Meyer has spent his 27-year career at Clyde's Restaurant Group in a range of operations, beginning in the kitchen as corporate chef. His first project was the reopening of the Old Ebbitt Grill when it was moved to its new location in 1983, and in the mid-80s, he was responsible for the kitchen renovation and introduction of an American menu at the newly purchased 1789 Restaurant.
In 2008 Tom Meyer was named Foodservice Leader of the Year by Foodservice Monthly. I first met Tom in 1994 while working as food writer for the Times Community Newspapers in Northern Virginia as he was transitioning from corporate chef to the vice president who would guide the expansion of Clyde’s going forward. Tom has always amazed me in the way he carries a laid-back unassuming demeanor on the outside, but can get uncommonly excited about an antique apple, an heirloom tomato or a machine that grinds and extracts water from garbage that comes back to the kitchen – leaving a lighter, drier easier to handle garbage footprint. And then he can name a dozen songs for me where food is the theme (a favorite passion of mine). Tom Meyer is a renaissance restaurateur.
You have to go to the early 1990s for the leadership role Clyde’s and Tom Meyer took in going to local farmers for produce. I attended then one of their annual trips to the farm, where any employee could go on a tour of farms that Clyde’s had developed relationships with or were in the process of doing so. He spent considerable time convincing farmers that this could be a win-win for them and Clyde’s. Often that meant he would make a deal to buy an entire crop of a special tomato or a pepper, so the risk would be minimized for the farmer. It’s a current trend among “popular” restaurants … Tom and Clyde’s took it on as the right thing to do without all the cameras and press.

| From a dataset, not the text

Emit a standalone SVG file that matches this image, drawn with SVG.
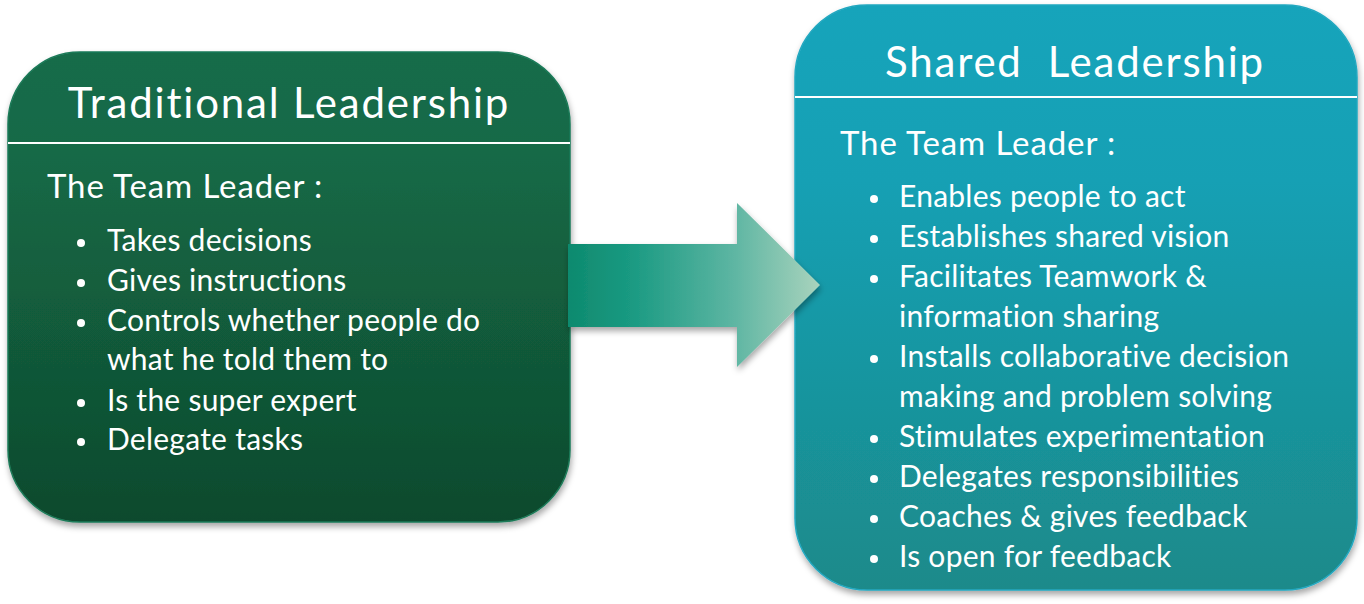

Meyer said he "is thrilled and honored to be named President of Clyde’s Restaurant Group. It’s the only job I’ve ever wanted. It’s one of the nation’s great small companies, with a proud history of serving its customers, employees and purveyors. It's a great honor to take the helm and have the opportunity to build on its 46 years of success. I want to continue to maintain and grow the company in the spirit of its founders, Stuart Davidson and John Laytham.”

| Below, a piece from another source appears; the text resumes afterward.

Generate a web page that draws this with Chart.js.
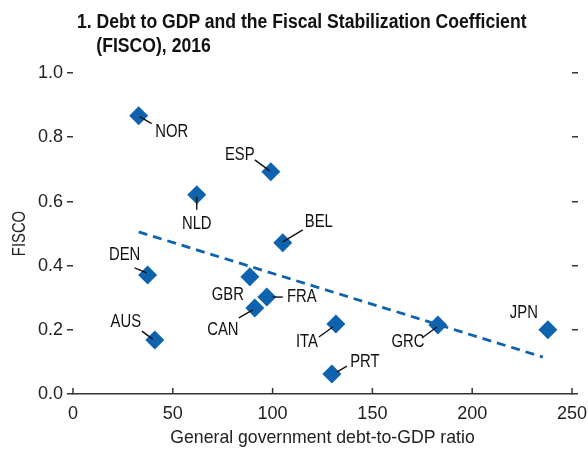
<!DOCTYPE html>
<html>
<head>
<meta charset="utf-8">
<script src="https://cdn.jsdelivr.net/npm/chart.js@4"></script>
<style>
  body { margin: 0; background: #fff; }
  #wrap { position: relative; width: 588px; height: 449px; }
  #title {
    position: absolute; left: 77px; top: 9px; white-space: nowrap;
    font: bold 20px "Liberation Sans", sans-serif;
    line-height: 24px; color: #111;
    transform: scaleX(0.88); transform-origin: 0 0;
  }
  #title .l2 { padding-left: 22px; }
</style>
</head>
<body>
<div id="wrap">
  <canvas id="chart" width="588" height="449"></canvas>
  <div id="title">1. Debt to GDP and the Fiscal Stabilization Coefficient<br><span class="l2">(FISCO), 2016</span></div>
</div>
<script>
const countries = ['NOR', 'ESP', 'NLD', 'BEL', 'DEN', 'GBR', 'FRA', 'CAN', 'AUS', 'ITA', 'PRT', 'GRC', 'JPN'];
const debtRatio = [32.9, 99.1, 62.0, 105.1, 37.4, 88.6, 97.1, 91.1, 41.0, 131.7, 129.7, 182.8, 237.9];
const fisco = [0.867, 0.692, 0.621, 0.471, 0.371, 0.365, 0.302, 0.268, 0.168, 0.218, 0.062, 0.215, 0.200];

// fitted line end points
const trendX = [32.9, 235.4];
const trendY = [0.505, 0.115];

const xTicks = [0, 50, 100, 150, 200, 250];
const yTicks = [0.0, 0.2, 0.4, 0.6, 0.8, 1.0];

// label placement, pixels from the marker: [dx, dy] and leader [x1, y1, x2, y2]
const labelOffsets = [[33, 16], [-31, -17], [0, 29], [36, -21], [-23, -20], [-22, 18], [35, 0],
                      [-32, 22], [-29, -18], [-29, 18], [33, -12], [-30, 17], [-24, -17]];
const leaders = [[1, 1, 13, 8], [-16, -12, -1, -1], [0, 2, 0, 15], [0, -1, 20, -13], [-13, -7, -1, -2], null, [6, 0, 16, 0],
                 [-16, 10, -2, 2], [-13, -9, -2, -1], [-17, 13, -3, 3], [5, -2, 15, -8], [-16, 13, -1, 2], null];

const blue = '#0f62ae';
const font = '"Liberation Sans", sans-serif';

// the original uses a condensed face; squeeze text horizontally around its anchor
const canvas = document.getElementById('chart');
const ctx = canvas.getContext('2d');
const rawFillText = ctx.fillText.bind(ctx);
function squeeze(t) {
  if (/^[\d.\s-]+$/.test(t)) return 0.95;
  if (/^[A-Z]+$/.test(t)) return 0.78;
  return 0.93;
}
ctx.fillText = function (text, x, y) {
  ctx.save();
  ctx.translate(x, y);
  ctx.scale(squeeze(String(text)), 1);
  rawFillText(text, 0, 0);
  ctx.restore();
};

const labelPlugin = {
  id: 'countryLabels',
  afterDatasetsDraw(chart) {
    const ctx = chart.ctx;
    const pts = chart.getDatasetMeta(0).data;
    const x = chart.scales.x;
    ctx.save();
    // x ticks point inward
    ctx.strokeStyle = '#333';
    ctx.lineWidth = 1.5;
    xTicks.forEach(v => {
      const px = x.getPixelForValue(v);
      ctx.beginPath();
      ctx.moveTo(px, x.top);
      ctx.lineTo(px, x.top - 6);
      ctx.stroke();
    });
    ctx.strokeStyle = '#111';
    ctx.lineWidth = 1.4;
    ctx.fillStyle = '#111';
    ctx.font = '19px ' + font;
    ctx.textAlign = 'center';
    ctx.textBaseline = 'middle';
    pts.forEach((p, i) => {
      const l = leaders[i];
      if (l) {
        ctx.beginPath();
        ctx.moveTo(p.x + l[0], p.y + l[1]);
        ctx.lineTo(p.x + l[2], p.y + l[3]);
        ctx.stroke();
      }
      ctx.fillText(countries[i], p.x + labelOffsets[i][0], p.y + labelOffsets[i][1]);
    });
    ctx.restore();
  }
};

new Chart(canvas, {
  type: 'scatter',
  data: {
    datasets: [{
      data: debtRatio.map((d, i) => ({ x: d, y: fisco[i] })),
      pointStyle: 'rectRot',
      pointRadius: 9.5,
      backgroundColor: blue,
      borderColor: blue,
      borderWidth: 0
    }, {
      type: 'line',
      data: trendX.map((d, i) => ({ x: d, y: trendY[i] })),
      borderColor: blue,
      borderWidth: 2.8,
      borderDash: [9, 6],
      pointRadius: 0,
      fill: false
    }]
  },
  options: {
    responsive: false,
    animation: false,
    layout: { padding: { top: 73, left: 0, right: 0, bottom: 0 } },
    plugins: { legend: { display: false }, tooltip: { enabled: false } },
    scales: {
      x: {
        type: 'linear', min: 0, max: 250,
        afterBuildTicks: s => { s.ticks = xTicks.map(v => ({ value: v })); },
        afterFit: s => { s.height = 55; s.paddingLeft = 0; s.paddingRight = 0; },
        grid: { display: false, drawTicks: false },
        border: { display: true, color: '#333', width: 1.5 },
        ticks: { color: '#222', padding: 8, maxRotation: 0, font: { family: font, size: 19 } },
        title: { display: true, text: 'General government debt-to-GDP ratio', color: '#222',
                 padding: { top: 0, bottom: 0 }, font: { family: font, size: 19 } }
      },
      y: {
        position: 'left', min: 0, max: 1,
        afterBuildTicks: s => { s.ticks = yTicks.map(v => ({ value: v })); },
        afterFit: s => { s.width = 73; },
        grid: { drawOnChartArea: false, drawTicks: true, tickLength: 6, color: '#333', lineWidth: 1.5 },
        border: { display: false },
        ticks: { color: '#222', padding: 4, font: { family: font, size: 19 }, callback: v => v.toFixed(1) },
        title: { display: true, text: 'FISCO', color: '#222', padding: { top: 8, bottom: 0 },
                 font: { family: font, size: 19 } }
      },
      y2: {
        position: 'right', min: 0, max: 1,
        afterBuildTicks: s => { s.ticks = yTicks.map(v => ({ value: v })); },
        afterFit: s => { s.width = 16; },
        grid: { drawOnChartArea: false, drawTicks: true, tickLength: 6, color: '#333', lineWidth: 1.5 },
        border: { display: false },
        ticks: { display: false }
      }
    }
  },
  plugins: [labelPlugin]
});
</script>
</body>
</html>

“The promotion is well-deserved by Tom, as his responsibilities have increased substantially over the years,” said John Laytham. His promotion puts in place a long-term succession plan for the company.”

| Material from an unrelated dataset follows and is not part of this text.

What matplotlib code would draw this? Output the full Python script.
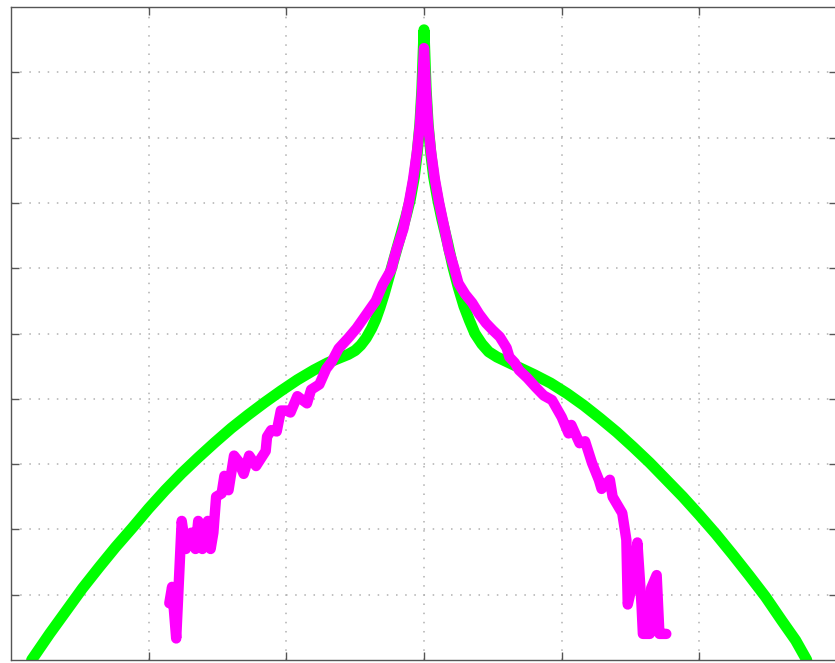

Clyde’s Restaurant Group is one of the nation’s most successful, privately held restaurant companies, with 2009 sales of $105 million. In 1963, the original Clyde’s opened in the Georgetown neighborhood of Washington, DC. Today CRG is made up of 13 properties in Northern Virginia, suburban Maryland, and the District of Columbia - Clyde’s of Georgetown, Clyde’s of Columbia, Clyde’s of Tysons Corner, Clyde’s of Reston, Clyde’s at Mark Center, Clyde’s of Chevy Chase, Clyde's of Gallery Place, Clyde’s Willow Creek Farm, Tower Oaks Lodge, The Tomato Palace, The Tombs, 1789 Restaurant and Old Ebbitt Grill.